- **TO DO**
Everything from the line containing "Write the matplotlib code for this chart." through the line containing "from matplotlib.patches import Rectangle" must be written out exactly, and nothing more; leave any pictures out.

* begin *

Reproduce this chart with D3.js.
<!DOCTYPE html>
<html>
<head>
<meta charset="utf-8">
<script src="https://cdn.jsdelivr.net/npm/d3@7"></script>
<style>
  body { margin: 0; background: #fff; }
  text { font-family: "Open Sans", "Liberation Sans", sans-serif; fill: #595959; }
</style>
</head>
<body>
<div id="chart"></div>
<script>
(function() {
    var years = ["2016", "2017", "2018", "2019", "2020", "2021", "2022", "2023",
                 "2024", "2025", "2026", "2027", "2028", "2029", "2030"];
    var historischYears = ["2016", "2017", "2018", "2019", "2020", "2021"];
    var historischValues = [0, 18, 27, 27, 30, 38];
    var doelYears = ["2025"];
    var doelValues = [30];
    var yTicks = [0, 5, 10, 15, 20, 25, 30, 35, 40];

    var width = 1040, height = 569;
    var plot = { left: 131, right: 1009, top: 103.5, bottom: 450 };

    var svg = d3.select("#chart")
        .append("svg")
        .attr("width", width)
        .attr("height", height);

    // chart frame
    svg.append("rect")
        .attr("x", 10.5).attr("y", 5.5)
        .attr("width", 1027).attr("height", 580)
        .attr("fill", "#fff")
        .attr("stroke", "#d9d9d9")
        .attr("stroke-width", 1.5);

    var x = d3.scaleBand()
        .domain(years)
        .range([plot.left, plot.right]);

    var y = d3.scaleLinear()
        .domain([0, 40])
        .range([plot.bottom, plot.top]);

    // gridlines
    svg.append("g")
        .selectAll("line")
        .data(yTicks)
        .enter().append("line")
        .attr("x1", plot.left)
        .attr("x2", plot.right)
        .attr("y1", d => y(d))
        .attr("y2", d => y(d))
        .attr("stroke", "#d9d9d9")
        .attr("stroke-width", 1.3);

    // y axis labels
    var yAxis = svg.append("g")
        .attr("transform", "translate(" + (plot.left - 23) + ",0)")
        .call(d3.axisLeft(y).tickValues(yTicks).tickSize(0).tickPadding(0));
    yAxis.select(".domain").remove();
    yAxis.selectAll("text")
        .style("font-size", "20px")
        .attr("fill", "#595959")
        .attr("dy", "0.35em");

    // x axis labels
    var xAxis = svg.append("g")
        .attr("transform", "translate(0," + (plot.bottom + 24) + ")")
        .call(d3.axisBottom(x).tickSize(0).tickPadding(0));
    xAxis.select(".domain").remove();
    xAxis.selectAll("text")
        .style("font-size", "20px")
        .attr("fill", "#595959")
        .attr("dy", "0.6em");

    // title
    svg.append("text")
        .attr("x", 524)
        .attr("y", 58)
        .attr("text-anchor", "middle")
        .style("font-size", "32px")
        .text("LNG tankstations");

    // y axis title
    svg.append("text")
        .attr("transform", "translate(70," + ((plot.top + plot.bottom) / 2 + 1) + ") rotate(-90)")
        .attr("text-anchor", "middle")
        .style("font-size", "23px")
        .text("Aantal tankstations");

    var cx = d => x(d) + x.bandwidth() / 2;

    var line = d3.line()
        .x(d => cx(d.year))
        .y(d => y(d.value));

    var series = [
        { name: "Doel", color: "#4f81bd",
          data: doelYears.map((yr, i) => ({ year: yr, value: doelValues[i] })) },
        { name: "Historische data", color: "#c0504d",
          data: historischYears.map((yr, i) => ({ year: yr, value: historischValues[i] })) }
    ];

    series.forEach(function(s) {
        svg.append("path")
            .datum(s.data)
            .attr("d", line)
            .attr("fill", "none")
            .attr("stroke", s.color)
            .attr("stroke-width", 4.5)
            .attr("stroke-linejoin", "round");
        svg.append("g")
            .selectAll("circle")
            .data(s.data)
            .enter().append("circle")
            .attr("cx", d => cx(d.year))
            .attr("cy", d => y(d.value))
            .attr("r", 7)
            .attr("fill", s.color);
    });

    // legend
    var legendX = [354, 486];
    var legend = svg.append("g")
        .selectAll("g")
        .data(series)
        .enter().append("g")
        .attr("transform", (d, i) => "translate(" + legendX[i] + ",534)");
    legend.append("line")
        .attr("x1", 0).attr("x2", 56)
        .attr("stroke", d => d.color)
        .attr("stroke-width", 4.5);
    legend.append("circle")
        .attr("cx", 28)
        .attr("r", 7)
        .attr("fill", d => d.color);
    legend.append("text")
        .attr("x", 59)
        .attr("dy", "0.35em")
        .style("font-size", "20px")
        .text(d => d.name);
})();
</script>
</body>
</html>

* end *
* begin *

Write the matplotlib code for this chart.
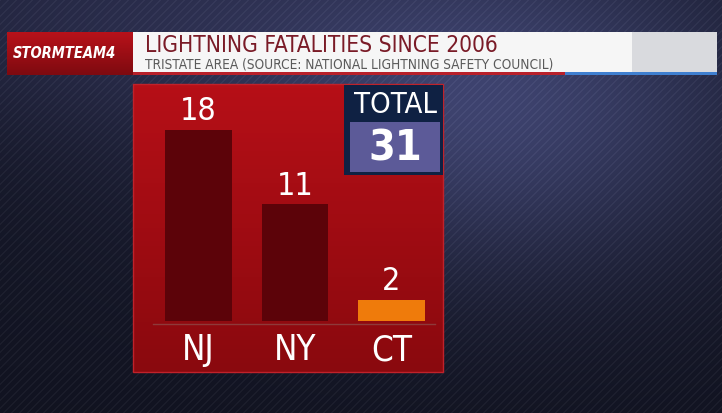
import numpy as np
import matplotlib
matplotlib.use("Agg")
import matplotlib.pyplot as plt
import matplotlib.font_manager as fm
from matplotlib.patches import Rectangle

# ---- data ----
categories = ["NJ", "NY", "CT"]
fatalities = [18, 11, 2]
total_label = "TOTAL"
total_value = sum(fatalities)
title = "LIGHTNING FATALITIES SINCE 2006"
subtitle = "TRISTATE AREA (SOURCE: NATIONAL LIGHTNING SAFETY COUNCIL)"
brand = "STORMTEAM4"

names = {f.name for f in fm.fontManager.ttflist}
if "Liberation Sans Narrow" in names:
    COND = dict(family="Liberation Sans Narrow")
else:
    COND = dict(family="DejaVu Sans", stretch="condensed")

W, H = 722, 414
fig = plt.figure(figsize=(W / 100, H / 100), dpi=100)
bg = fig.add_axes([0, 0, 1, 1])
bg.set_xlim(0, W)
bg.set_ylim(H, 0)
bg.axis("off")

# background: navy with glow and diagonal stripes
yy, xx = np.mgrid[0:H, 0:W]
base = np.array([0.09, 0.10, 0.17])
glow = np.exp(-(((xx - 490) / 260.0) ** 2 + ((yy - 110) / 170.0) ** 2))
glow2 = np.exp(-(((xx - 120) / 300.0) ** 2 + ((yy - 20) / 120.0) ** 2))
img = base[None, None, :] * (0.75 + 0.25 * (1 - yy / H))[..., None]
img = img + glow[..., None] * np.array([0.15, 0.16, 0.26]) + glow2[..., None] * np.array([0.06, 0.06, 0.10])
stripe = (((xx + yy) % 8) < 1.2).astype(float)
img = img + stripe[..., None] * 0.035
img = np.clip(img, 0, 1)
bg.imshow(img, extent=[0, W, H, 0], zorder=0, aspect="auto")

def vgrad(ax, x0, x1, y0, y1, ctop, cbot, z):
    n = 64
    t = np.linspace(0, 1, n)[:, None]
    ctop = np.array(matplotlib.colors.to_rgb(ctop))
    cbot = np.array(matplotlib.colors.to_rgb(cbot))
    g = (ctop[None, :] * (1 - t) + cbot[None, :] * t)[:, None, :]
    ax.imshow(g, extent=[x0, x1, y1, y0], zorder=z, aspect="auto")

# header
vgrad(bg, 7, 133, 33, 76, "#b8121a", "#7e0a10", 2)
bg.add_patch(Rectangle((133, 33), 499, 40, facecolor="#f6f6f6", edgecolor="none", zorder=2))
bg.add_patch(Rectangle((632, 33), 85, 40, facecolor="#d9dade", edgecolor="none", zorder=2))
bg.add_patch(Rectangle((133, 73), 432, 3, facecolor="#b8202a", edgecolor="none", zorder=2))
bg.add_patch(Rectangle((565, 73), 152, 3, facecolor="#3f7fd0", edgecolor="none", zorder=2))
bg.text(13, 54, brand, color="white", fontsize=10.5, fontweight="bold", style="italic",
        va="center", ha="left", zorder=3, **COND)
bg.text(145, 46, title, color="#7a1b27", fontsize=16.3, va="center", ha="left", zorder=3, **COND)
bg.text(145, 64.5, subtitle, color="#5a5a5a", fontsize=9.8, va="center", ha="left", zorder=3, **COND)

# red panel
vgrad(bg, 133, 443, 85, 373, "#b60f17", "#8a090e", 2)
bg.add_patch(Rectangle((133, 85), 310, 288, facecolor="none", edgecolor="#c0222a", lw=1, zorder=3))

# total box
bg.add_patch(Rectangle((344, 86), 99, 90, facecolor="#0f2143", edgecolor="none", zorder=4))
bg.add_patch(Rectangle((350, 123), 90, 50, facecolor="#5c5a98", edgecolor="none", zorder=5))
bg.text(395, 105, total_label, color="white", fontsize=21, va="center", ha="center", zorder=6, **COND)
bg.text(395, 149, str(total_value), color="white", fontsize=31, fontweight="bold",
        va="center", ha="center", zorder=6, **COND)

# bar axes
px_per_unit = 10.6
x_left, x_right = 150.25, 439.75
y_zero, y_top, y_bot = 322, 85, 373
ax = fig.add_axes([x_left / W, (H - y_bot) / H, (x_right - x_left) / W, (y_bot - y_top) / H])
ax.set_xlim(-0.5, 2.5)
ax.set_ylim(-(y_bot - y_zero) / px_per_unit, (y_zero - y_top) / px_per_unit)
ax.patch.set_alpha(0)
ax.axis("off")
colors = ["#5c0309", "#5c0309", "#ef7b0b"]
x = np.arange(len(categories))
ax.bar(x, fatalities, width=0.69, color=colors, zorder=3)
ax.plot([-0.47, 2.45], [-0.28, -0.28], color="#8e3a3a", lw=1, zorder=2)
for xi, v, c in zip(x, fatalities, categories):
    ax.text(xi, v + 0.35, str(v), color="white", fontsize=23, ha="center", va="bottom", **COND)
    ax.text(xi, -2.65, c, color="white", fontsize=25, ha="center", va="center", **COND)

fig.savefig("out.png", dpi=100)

* end *

- **PROBLEM SOLUTION**
Write the matplotlib code for this chart.
import numpy as np
import matplotlib
matplotlib.use("Agg")
import matplotlib.pyplot as plt
import matplotlib.font_manager as fm
from matplotlib.patches import Rectangle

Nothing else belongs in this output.